[A block of data]
_ _ _ _
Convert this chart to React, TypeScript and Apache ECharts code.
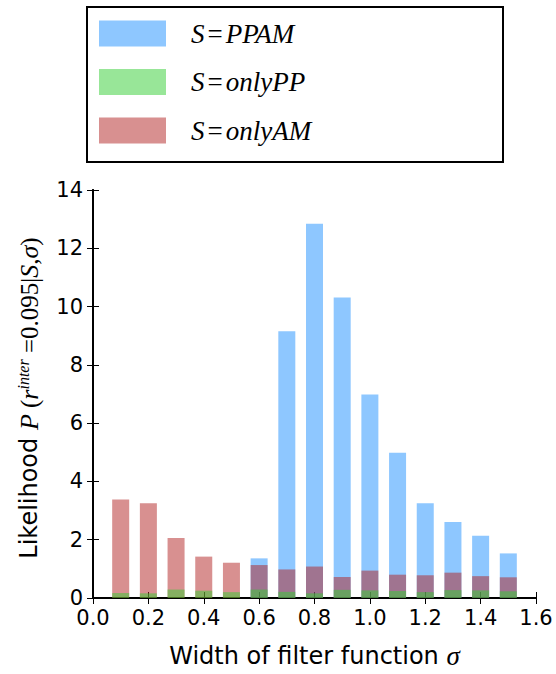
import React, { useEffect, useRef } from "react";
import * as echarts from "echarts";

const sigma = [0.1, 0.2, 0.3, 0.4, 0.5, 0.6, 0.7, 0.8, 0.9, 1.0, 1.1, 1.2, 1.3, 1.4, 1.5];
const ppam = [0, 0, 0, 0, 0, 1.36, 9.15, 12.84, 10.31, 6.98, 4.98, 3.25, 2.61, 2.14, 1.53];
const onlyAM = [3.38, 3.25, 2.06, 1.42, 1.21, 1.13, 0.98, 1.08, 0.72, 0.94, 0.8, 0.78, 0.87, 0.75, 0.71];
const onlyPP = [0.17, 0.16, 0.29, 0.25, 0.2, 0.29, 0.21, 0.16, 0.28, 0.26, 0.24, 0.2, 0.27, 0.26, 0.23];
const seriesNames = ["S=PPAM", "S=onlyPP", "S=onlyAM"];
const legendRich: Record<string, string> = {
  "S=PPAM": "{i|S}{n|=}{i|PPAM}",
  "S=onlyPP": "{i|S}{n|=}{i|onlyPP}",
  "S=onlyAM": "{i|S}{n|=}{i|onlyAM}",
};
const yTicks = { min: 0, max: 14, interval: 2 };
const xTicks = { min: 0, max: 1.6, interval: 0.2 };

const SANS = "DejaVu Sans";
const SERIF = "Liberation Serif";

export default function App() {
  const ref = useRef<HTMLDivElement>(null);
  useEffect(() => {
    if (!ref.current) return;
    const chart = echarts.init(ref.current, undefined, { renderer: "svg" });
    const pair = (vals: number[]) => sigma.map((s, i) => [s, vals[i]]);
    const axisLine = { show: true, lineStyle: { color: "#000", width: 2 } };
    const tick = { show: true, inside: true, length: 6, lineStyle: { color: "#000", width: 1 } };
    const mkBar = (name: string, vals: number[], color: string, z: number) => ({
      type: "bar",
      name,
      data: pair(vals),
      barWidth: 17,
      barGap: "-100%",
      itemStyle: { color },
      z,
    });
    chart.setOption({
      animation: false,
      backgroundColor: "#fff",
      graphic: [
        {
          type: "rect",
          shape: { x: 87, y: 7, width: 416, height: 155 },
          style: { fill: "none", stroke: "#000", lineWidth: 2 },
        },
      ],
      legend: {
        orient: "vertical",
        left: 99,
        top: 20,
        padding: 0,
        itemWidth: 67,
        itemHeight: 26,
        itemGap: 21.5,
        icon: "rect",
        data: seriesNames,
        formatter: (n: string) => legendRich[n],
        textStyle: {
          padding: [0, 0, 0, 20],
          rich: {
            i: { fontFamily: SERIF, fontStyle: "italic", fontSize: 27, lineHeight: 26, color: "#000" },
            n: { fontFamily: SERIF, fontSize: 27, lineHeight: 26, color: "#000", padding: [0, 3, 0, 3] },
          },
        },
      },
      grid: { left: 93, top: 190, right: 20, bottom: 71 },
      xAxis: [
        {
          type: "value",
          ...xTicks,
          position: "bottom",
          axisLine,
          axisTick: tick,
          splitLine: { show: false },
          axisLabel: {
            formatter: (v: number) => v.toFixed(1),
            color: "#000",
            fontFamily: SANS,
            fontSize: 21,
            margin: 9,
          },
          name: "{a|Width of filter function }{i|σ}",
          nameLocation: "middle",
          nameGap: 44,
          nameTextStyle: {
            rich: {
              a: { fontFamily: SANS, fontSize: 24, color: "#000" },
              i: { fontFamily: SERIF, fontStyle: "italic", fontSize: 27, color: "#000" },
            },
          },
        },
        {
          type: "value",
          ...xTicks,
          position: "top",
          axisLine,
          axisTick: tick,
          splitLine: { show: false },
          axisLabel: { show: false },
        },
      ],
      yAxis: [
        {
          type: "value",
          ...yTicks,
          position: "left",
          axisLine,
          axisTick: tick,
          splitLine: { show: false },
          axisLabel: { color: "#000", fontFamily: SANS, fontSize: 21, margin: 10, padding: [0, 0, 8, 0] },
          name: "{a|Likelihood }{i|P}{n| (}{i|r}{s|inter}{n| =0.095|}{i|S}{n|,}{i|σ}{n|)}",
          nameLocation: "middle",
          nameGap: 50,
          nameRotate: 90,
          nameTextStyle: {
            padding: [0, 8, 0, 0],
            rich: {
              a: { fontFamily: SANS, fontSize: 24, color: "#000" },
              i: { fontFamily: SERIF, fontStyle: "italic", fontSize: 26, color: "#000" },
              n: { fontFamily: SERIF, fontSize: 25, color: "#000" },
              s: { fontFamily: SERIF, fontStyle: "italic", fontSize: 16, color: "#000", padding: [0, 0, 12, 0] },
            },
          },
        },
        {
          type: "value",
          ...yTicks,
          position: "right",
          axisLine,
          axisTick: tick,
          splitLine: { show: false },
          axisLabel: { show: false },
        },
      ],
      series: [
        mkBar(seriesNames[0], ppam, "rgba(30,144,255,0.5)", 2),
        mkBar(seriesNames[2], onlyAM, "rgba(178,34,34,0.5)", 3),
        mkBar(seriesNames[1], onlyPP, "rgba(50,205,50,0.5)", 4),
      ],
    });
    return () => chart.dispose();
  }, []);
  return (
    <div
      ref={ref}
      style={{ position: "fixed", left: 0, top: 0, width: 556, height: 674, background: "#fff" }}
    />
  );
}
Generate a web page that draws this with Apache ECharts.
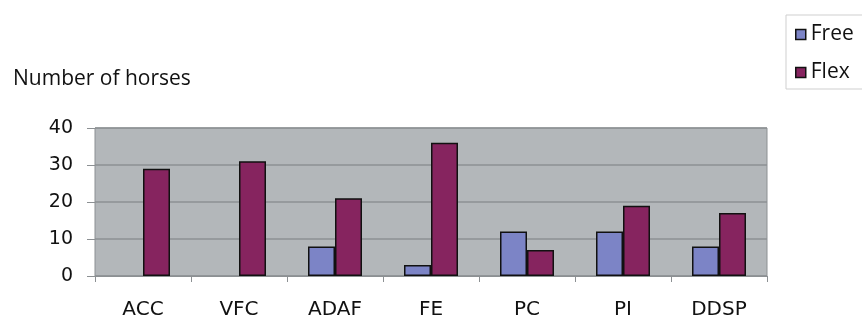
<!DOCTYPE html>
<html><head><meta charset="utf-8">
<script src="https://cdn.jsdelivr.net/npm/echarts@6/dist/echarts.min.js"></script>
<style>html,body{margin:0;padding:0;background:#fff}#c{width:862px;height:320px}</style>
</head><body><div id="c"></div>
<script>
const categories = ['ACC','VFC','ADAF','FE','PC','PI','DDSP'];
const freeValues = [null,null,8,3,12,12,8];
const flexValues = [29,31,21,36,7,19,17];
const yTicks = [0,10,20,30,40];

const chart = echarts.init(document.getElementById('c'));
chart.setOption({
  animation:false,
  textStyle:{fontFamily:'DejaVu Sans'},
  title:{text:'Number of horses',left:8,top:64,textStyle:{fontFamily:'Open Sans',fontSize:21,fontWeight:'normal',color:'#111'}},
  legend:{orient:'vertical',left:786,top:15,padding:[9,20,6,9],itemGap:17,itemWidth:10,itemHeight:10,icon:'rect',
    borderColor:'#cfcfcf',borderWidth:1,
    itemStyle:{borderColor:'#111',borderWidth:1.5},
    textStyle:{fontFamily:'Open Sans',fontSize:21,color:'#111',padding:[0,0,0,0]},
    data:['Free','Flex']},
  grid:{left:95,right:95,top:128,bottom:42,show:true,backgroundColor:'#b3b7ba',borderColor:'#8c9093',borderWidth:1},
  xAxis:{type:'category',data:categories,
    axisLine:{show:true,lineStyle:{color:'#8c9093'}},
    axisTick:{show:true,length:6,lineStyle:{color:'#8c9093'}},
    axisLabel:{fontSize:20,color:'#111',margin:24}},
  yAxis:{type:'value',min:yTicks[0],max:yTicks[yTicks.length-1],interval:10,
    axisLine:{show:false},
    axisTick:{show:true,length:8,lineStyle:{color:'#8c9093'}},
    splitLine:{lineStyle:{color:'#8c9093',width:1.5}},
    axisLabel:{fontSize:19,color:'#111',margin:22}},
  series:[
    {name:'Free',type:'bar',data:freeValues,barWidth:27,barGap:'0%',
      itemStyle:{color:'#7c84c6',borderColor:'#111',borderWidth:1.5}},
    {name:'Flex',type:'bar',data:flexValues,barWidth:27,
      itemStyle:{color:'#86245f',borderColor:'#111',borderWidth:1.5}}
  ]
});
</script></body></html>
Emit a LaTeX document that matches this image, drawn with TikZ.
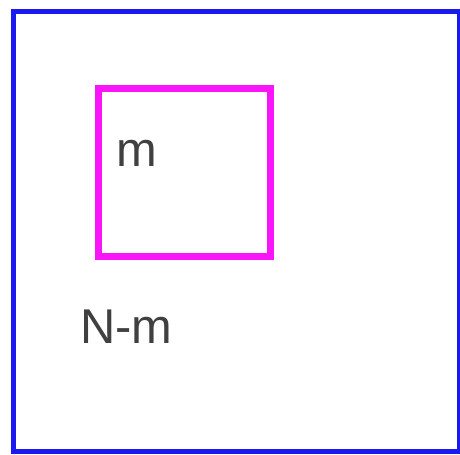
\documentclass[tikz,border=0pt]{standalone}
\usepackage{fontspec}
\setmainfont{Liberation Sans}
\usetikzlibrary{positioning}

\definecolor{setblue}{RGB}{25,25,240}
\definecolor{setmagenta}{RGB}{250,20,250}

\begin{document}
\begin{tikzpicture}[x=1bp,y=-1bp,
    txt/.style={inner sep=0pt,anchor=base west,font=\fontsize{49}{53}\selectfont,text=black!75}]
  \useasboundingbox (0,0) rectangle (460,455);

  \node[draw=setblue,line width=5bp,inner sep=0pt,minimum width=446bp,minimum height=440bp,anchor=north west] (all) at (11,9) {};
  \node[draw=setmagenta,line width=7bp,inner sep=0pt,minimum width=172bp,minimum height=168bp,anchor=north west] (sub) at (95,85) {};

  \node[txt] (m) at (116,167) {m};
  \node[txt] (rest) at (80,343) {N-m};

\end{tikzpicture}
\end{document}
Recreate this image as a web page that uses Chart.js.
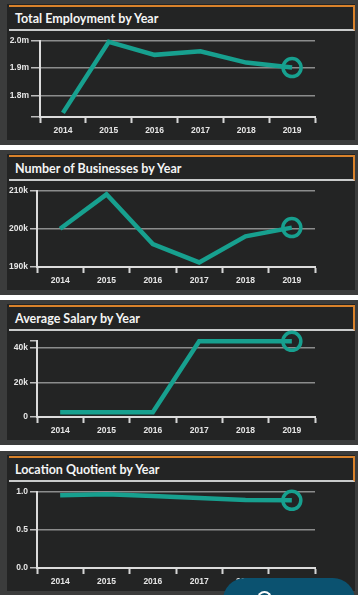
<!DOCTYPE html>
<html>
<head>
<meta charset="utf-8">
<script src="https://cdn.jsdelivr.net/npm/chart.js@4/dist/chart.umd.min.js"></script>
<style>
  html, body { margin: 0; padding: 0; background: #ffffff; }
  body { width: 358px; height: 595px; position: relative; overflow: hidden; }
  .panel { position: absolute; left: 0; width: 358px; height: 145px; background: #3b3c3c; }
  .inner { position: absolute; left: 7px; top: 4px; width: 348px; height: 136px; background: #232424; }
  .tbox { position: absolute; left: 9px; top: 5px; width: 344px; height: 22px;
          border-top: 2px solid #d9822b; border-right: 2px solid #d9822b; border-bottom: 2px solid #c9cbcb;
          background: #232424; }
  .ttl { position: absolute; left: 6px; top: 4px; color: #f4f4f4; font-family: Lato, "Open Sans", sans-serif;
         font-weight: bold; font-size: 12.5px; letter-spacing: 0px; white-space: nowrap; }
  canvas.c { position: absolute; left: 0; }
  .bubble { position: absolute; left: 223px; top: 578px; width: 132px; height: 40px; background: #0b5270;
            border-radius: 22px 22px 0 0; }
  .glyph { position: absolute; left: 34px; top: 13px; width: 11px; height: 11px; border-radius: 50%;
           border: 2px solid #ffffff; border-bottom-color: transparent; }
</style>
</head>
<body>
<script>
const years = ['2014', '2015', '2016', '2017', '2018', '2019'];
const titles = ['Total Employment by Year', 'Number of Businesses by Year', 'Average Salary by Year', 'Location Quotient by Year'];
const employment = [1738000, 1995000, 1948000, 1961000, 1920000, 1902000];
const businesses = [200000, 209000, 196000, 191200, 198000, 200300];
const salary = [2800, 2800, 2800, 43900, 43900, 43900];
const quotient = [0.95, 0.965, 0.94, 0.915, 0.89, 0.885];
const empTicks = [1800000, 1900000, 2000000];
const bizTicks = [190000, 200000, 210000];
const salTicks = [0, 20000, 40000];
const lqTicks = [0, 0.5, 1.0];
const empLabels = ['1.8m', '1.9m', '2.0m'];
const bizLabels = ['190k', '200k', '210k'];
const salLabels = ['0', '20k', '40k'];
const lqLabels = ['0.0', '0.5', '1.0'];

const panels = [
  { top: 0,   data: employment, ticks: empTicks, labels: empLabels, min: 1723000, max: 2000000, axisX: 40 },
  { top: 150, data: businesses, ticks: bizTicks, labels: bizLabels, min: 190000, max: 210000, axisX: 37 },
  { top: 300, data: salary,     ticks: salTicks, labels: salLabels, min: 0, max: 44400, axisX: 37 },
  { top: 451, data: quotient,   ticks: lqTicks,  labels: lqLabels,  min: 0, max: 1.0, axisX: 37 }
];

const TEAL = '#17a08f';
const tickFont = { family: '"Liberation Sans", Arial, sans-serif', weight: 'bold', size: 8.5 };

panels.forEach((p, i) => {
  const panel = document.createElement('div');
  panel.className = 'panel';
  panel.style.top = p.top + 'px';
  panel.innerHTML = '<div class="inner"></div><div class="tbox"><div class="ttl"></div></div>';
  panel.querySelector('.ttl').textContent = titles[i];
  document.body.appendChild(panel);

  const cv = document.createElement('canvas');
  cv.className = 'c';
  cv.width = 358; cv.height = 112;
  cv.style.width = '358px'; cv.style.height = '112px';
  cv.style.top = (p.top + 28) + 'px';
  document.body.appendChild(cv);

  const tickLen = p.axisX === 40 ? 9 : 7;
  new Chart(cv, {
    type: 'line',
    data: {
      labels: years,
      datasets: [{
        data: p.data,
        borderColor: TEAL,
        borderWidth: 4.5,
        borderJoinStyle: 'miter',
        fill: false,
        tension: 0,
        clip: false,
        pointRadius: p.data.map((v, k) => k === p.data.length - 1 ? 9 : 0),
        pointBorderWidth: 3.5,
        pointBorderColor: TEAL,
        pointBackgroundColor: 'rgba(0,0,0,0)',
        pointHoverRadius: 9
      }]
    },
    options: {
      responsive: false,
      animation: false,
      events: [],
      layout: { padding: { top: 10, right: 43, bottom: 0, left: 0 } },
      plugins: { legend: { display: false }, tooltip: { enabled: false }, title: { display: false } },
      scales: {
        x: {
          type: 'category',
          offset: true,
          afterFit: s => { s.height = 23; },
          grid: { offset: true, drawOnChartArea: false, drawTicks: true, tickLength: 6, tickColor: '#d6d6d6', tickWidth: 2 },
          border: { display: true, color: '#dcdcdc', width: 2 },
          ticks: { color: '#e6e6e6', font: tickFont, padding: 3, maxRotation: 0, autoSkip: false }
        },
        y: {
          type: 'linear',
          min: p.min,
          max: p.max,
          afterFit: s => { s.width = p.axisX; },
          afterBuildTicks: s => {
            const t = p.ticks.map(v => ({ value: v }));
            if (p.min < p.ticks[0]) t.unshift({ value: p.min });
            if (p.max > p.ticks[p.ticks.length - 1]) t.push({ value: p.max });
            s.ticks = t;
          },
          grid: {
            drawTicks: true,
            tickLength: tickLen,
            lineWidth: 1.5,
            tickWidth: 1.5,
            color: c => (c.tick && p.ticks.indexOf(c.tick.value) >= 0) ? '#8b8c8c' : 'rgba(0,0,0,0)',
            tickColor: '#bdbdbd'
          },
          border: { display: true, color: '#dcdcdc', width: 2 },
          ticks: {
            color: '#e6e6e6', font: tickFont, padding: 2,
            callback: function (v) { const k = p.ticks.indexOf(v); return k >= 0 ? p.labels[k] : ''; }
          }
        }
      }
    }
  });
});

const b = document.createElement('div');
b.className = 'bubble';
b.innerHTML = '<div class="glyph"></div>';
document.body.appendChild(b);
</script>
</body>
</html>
_ _ _ _
- Your objective -
Reproduce exactly the lines above starting at the line containing "Generate a web" and ending at the line containing "const yTicks = [0,10,20,30,40];", including both, but not the pictures.

- Exercise output -
Generate a web page that draws this with Apache ECharts.
<!DOCTYPE html>
<html><head><meta charset="utf-8">
<script src="https://cdn.jsdelivr.net/npm/echarts@6/dist/echarts.min.js"></script>
<style>html,body{margin:0;padding:0;background:#fff}#c{width:862px;height:320px}</style>
</head><body><div id="c"></div>
<script>
const categories = ['ACC','VFC','ADAF','FE','PC','PI','DDSP'];
const freeValues = [null,null,8,3,12,12,8];
const flexValues = [29,31,21,36,7,19,17];
const yTicks = [0,10,20,30,40];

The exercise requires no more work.